Just a few days after Egyptian antiquities minister Zahi Hawass announced that he was losing his job in a cabinet shakeup, his replacement, Abdel Fattah al-Banna, resigned the post, following criticism that he was not properly qualified for the job.
“This man, he is not an archaeologist,” Mohamed Abdel-Maksoud, the secretary-general of the Supreme Council of Antiquities, a branch of the antiquities ministry, told Reuters. “It was a great mistake to appoint him.”
Writer Lee Rosenbaum points to a link that describes Mr. al-Banna as an associate professor at Cairo University and a stone monuments restoration specialist. He had reportedly been active in calling for Mr. Hawass’s ouster.

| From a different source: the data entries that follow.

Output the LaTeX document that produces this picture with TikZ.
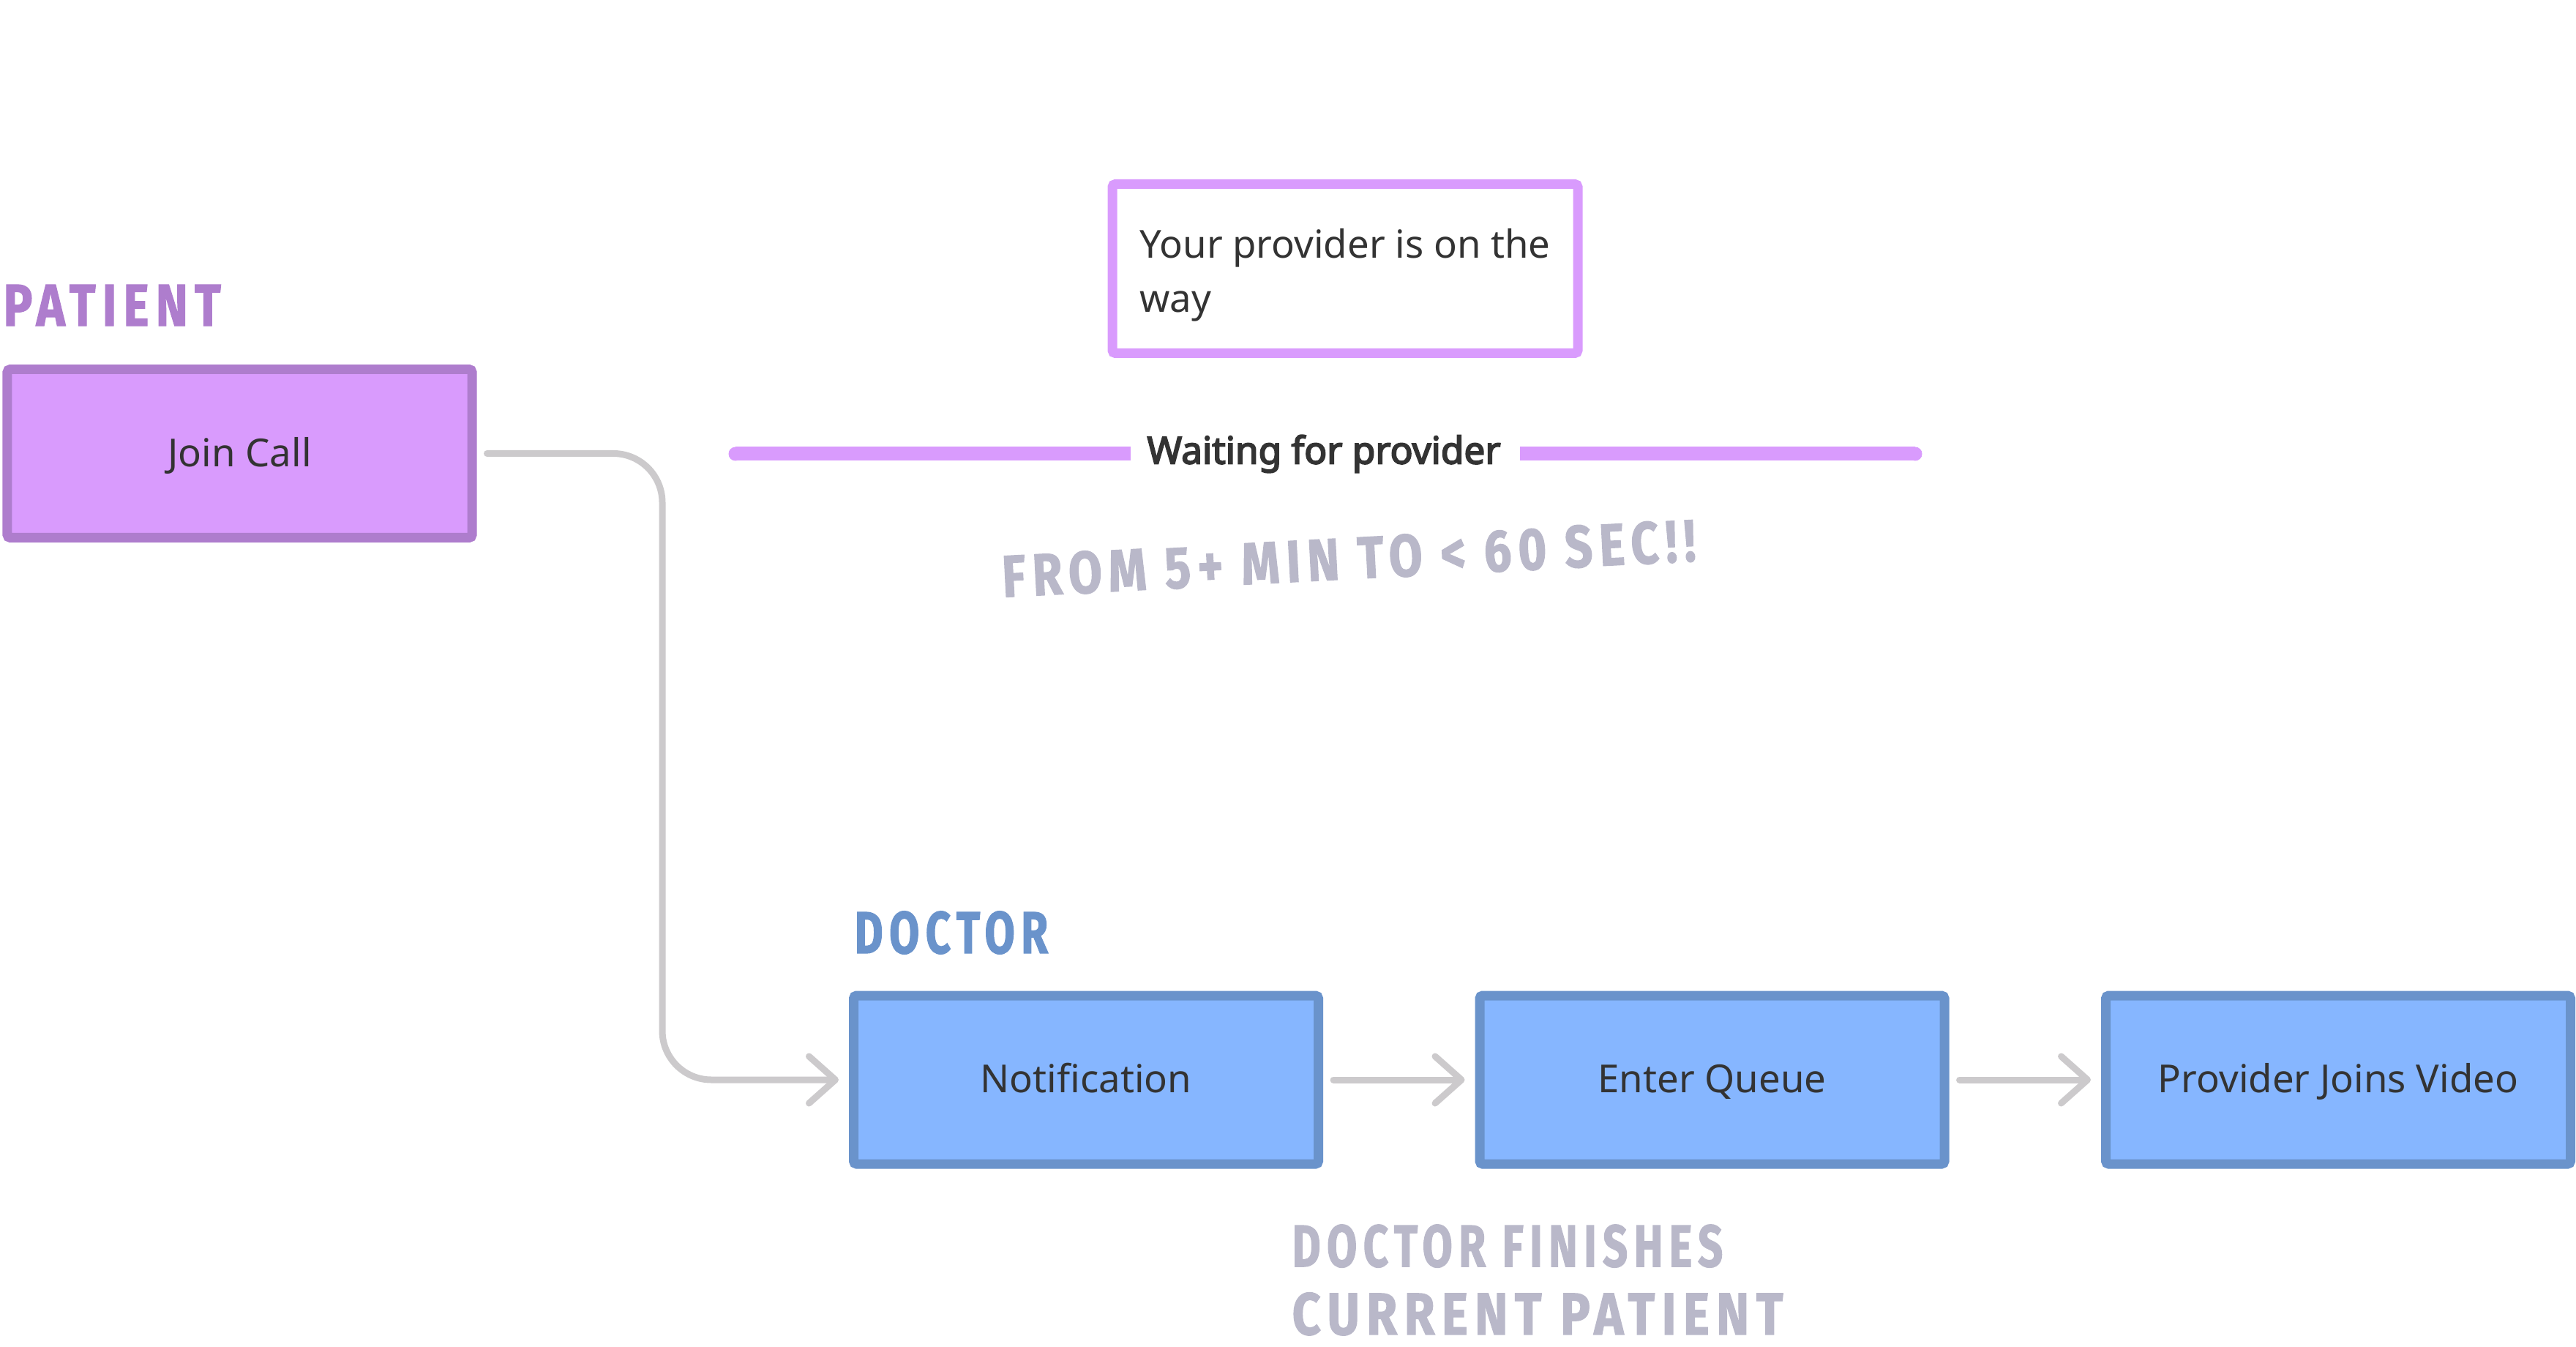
\documentclass[tikz,border=0pt]{standalone}
\usepackage{fontspec}
\setmainfont{Noto Sans}
\newfontfamily\uibold[FakeBold=3.6]{Noto Sans}
\newfontfamily\handfont[LetterSpace=14,FakeBold=1.6]{Fira Sans}
\usetikzlibrary{arrows.meta}
\definecolor{pstroke}{HTML}{AE7DCD}
\definecolor{pfill}{HTML}{D99BFD}
\definecolor{bstroke}{HTML}{6A93CB}
\definecolor{bfill}{HTML}{86B6FF}
\definecolor{conncol}{HTML}{CCCACC}
\definecolor{handgrey}{HTML}{B9B8C9}
\definecolor{txt}{HTML}{333333}
\tikzset{
  uifont/.style={font=\fontsize{15}{21.2}\selectfont, text=txt},
  flowbox/.style={line width=0.13cm, rounded corners=0.04cm, minimum width=6.35cm, minimum height=2.30cm, inner sep=0pt, text height=1.02em, text depth=0pt, uifont},
  pbox/.style={flowbox, draw=pstroke, fill=pfill},
  bbox/.style={flowbox, draw=bstroke, fill=bfill},
  notebox/.style={draw=pfill, fill=white, line width=0.13cm, rounded corners=0.04cm, minimum width=6.36cm, minimum height=2.31cm, inner sep=0pt, align=left, uifont},
  conn/.style={draw=conncol, line width=0.09cm, line cap=round, -{Straight Barb[length=0.36cm,width=0.64cm,line cap=round,line join=round]}},
  waitbar/.style={draw=pfill, line width=0.19cm},
  hand/.style={font=\handfont\bfseries\fontsize{23}{26.4}\selectfont, inner sep=0pt},
}
\begin{document}
\begin{tikzpicture}
\useasboundingbox (0,0) rectangle (35.2,-18.4);
% labels
\node[hand, text=pstroke, anchor=west] (patientlbl) at (0.04,-4.17) {\scalebox{0.82}[1]{PATIENT}};
\node[hand, text=bstroke, anchor=west] (doctorlbl) at (11.67,-12.74) {\scalebox{0.74}[1]{DOCTOR}};
% boxes
\node[pbox] (join) at (3.275,-6.195) {Join Call};
\node[notebox] (note) at (18.38,-3.67) {\rule{0pt}{1.1em}Your provider is on the\\way};
\node[bbox] (notif) at (14.84,-14.75) {Notification};
\node[bbox] (queue) at (23.395,-14.75) {Enter Queue};
\node[bbox] (video) at (31.95,-14.75) {Provider Joins Video};
% waiting bar
\node[text=txt, font=\uibold\fontsize{14.6}{18}\selectfont, inner sep=0pt] (wait) at (18.09,-6.2) {Waiting for provider};
\coordinate (barL) at (10.05,-6.2);
\coordinate (barLi) at (15.45,-6.2);
\coordinate (barRi) at (20.77,-6.2);
\coordinate (barR) at (26.17,-6.2);
\draw[waitbar] (barL) -- (barLi);
\draw[waitbar] (barRi) -- (barR);
\fill[pfill] (barL) circle (0.095);
\fill[pfill] (barR) circle (0.095);
% annotations
\node[hand, text=handgrey, rotate=3] (gain) at (18.43,-7.63) {\scalebox{0.82}[1]{FROM 5+ MIN TO < 60 SEC!!}};
\node[hand, text=handgrey, anchor=north west, align=left] (finish) at (17.65,-16.72) {\scalebox{0.74}[1]{DOCTOR FINISHES}\\\scalebox{0.84}[1]{CURRENT PATIENT}};
% connectors
\coordinate (vbend) at (9.05,-10);
\draw[conn, rounded corners=0.67cm] ([xshift=0.14cm]join.east) -| (vbend) |- ([xshift=-0.14cm]notif.west);
\draw[conn] ([xshift=0.14cm]notif.east) -- ([xshift=-0.14cm]queue.west);
\draw[conn] ([xshift=0.14cm]queue.east) -- ([xshift=-0.14cm]video.west);
\end{tikzpicture}
\end{document}
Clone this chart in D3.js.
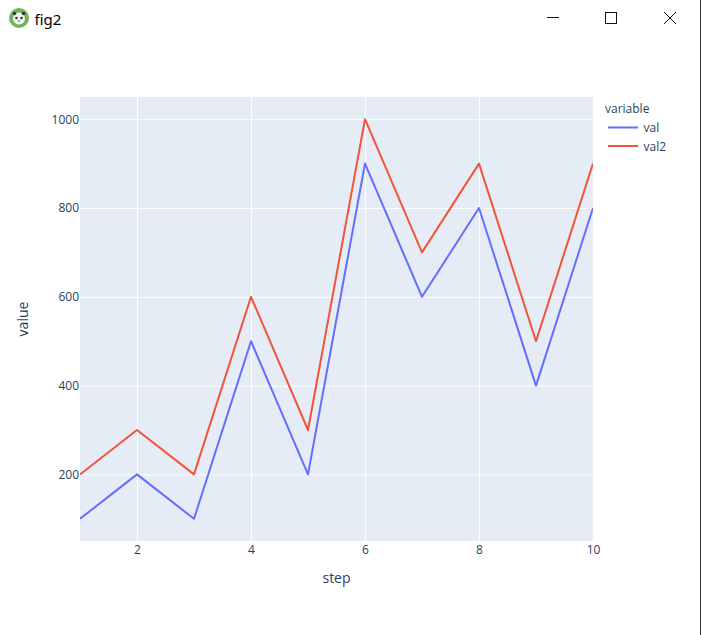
<!DOCTYPE html>
<html>
<head>
<meta charset="utf-8">
<title>fig2</title>
<script src="https://cdn.jsdelivr.net/npm/d3@7"></script>
<style>
    html, body { margin: 0; padding: 0; background: #fff; overflow: hidden; }
    text { font-family: "Open Sans", sans-serif; }
</style>
</head>
<body>
<div id="chart"></div>
<script>
const steps = [1, 2, 3, 4, 5, 6, 7, 8, 9, 10];
const val = [100, 200, 100, 500, 200, 900, 600, 800, 400, 800];
const val2 = [200, 300, 200, 600, 300, 1000, 700, 900, 500, 900];
const series_names = ["val", "val2"];
const series_colors = ["#636efa", "#EF553B"];
const x_ticks = [2, 4, 6, 8, 10];
const y_ticks = [200, 400, 600, 800, 1000];

const width = 701, height = 635;
const plot = {left: 80, right: 593, top: 97, bottom: 541};
const text_color = "#2a3f5f";

let svg = d3.select("#chart").append("svg")
    .attr("width", width)
    .attr("height", height)
    .style("display", "block");

// window frame
svg.append("line")
    .attr("x1", 700.5).attr("x2", 700.5)
    .attr("y1", 0).attr("y2", height)
    .style("stroke", "#333").style("stroke-width", 1);

// title bar icon
let icon = svg.append("g").attr("transform", "translate(19,18)");
icon.append("circle").attr("r", 10).style("fill", "#6fb35a");
icon.append("circle").attr("r", 6).attr("cy", 0.5).style("fill", "#f4f4f4");
[[-4.5, -4.5, 1.8], [4.5, -4.5, 1.8], [-2.5, 0, 1.3], [2.5, 0, 1.3], [0, 3, 0.8]].forEach(function(d) {
    icon.append("circle").attr("cx", d[0]).attr("cy", d[1]).attr("r", d[2]).style("fill", "#333");
});
svg.append("text")
    .attr("x", 34.5).attr("y", 24.5)
    .text("fig2")
    .style("font-family", "'Noto Sans', sans-serif")
    .style("font-size", "15px")
    .style("fill", "#000");

// title bar buttons
let btn = svg.append("g").style("stroke", "#111").style("stroke-width", 1).style("fill", "none");
btn.append("line").attr("x1", 547).attr("x2", 559).attr("y1", 17.5).attr("y2", 17.5);
btn.append("rect").attr("x", 605.5).attr("y", 12.5).attr("width", 11).attr("height", 11);
btn.append("line").attr("x1", 664).attr("x2", 676).attr("y1", 12).attr("y2", 24);
btn.append("line").attr("x1", 676).attr("x2", 664).attr("y1", 12).attr("y2", 24);

let x = d3.scaleLinear().domain([1, 10]).range([plot.left, plot.right]);
let y = d3.scaleLinear().domain([50, 1050]).range([plot.bottom, plot.top]);

svg.append("rect")
    .attr("x", plot.left).attr("y", plot.top)
    .attr("width", plot.right - plot.left)
    .attr("height", plot.bottom - plot.top)
    .style("fill", "#e5ecf6");

// axes, the tick lines stretched over the plot act as grid
let x_axis = svg.append("g")
    .attr("transform", "translate(0," + plot.bottom + ")")
    .call(d3.axisBottom(x).tickValues(x_ticks).tickFormat(d3.format("d")).tickSize(plot.bottom - plot.top).tickPadding(0));
x_axis.selectAll(".tick line").attr("y2", -(plot.bottom - plot.top));
x_axis.selectAll(".tick text").attr("y", 4.5);

let y_axis = svg.append("g")
    .attr("transform", "translate(" + plot.left + ",0)")
    .call(d3.axisLeft(y).tickValues(y_ticks).tickFormat(d3.format("d")).tickSize(plot.right - plot.left).tickPadding(0));
y_axis.selectAll(".tick line").attr("x2", plot.right - plot.left);
y_axis.selectAll(".tick text").attr("x", -1);

[x_axis, y_axis].forEach(function(axis) {
    axis.select(".domain").remove();
    axis.selectAll(".tick line").style("stroke", "#fff").style("stroke-width", 1);
    axis.selectAll(".tick text")
        .style("font-family", "'Open Sans', sans-serif")
        .style("font-size", "12px")
        .style("fill", text_color);
});

// lines
let line = d3.line()
    .x(function(d, i) { return x(steps[i]); })
    .y(function(d) { return y(d); });

let clip = svg.append("clipPath").attr("id", "plot_clip").append("rect")
    .attr("x", plot.left).attr("y", plot.top)
    .attr("width", plot.right - plot.left)
    .attr("height", plot.bottom - plot.top);

[val, val2].forEach(function(values, i) {
    svg.append("path")
        .datum(values)
        .attr("d", line)
        .attr("clip-path", "url(#plot_clip)")
        .style("fill", "none")
        .style("stroke", series_colors[i])
        .style("stroke-width", 2)
        .style("stroke-linejoin", "round");
});

// axis titles
svg.append("text")
    .attr("x", (plot.left + plot.right) / 2).attr("y", 583)
    .attr("text-anchor", "middle")
    .text("step")
    .style("font-size", "14px").style("fill", text_color);

svg.append("text")
    .attr("transform", "translate(28," + (plot.top + plot.bottom) / 2 + ") rotate(-90)")
    .attr("text-anchor", "middle")
    .text("value")
    .style("font-size", "14px").style("fill", text_color);

// legend
svg.append("text")
    .attr("x", 605).attr("y", 113)
    .text("variable")
    .style("font-size", "12px").style("fill", text_color);

series_names.forEach(function(name, i) {
    let row_y = 127.5 + i * 18.5;
    svg.append("line")
        .attr("x1", 608).attr("x2", 638)
        .attr("y1", row_y).attr("y2", row_y)
        .style("stroke", series_colors[i]).style("stroke-width", 2);
    svg.append("text")
        .attr("x", 643.5).attr("y", row_y + 4.5)
        .text(name)
        .style("font-size", "12px").style("fill", text_color);
});
</script>
</body>
</html>
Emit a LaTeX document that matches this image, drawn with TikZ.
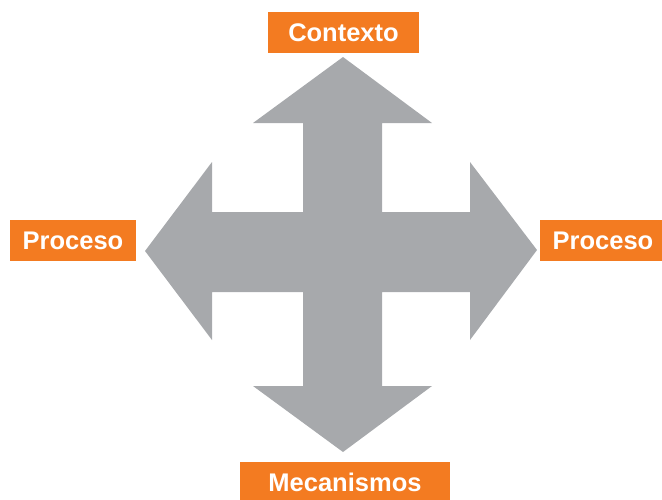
\documentclass[tikz,border=0pt]{standalone}
\usepackage{fontspec}
\setmainfont{Liberation Sans}
\definecolor{arrowgray}{HTML}{A7A9AC}
\definecolor{boxorange}{HTML}{F37B21}
\begin{document}
\begin{tikzpicture}[x=1pt,y=-1pt,
  labelbox/.style={fill=boxorange, text=white, font=\bfseries\fontsize{25.5}{27}\selectfont,
    inner sep=0pt, text height=18pt, text depth=0pt, minimum height=41pt}]
\useasboundingbox (0,0) rectangle (662,499);
\fill[arrowgray] (343,57) -- (432,123) -- (382,123) -- (382,212) -- (470,212) -- (470,162)
  -- (537,250) -- (470,340) -- (470,292) -- (382,292) -- (382,386) -- (432,386)
  -- (343,452) -- (253,386) -- (303,386) -- (303,292) -- (212,292) -- (212,340)
  -- (145,251) -- (212,162) -- (212,212) -- (303,212) -- (303,123) -- (253,123) -- cycle;
\node[labelbox, minimum width=151pt] (ctx) at (343.5,32.5) {Contexto};
\node[labelbox, minimum width=126pt] (pl) at (73,240.5) {Proceso};
\node[labelbox, minimum width=126pt] (pr) at (603,240.5) {Proceso};
\node[labelbox, minimum width=210pt] (mec) at (345,482) {Mecanismos};
\end{tikzpicture}
\end{document}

Mr. Abdel-Maksoud warned that Egyptian archaeologists planned to strike if Mr. al-Banna had remained in office, according to the Egyptian daily Al-Masry Al-Youm, and Reuters reports that many museum employees followed through on that threat on Monday.
Meanwhile, international papers tried to make sense of a world without Mr. Hawass, who was known for sometimes-elaborate publicity stunts and picture-perfect photo ops. The Telegraph notes that the former antiquities chief “was popular … for his flamboyant style and unchallenged commitment to promote Egypt’s treasures.”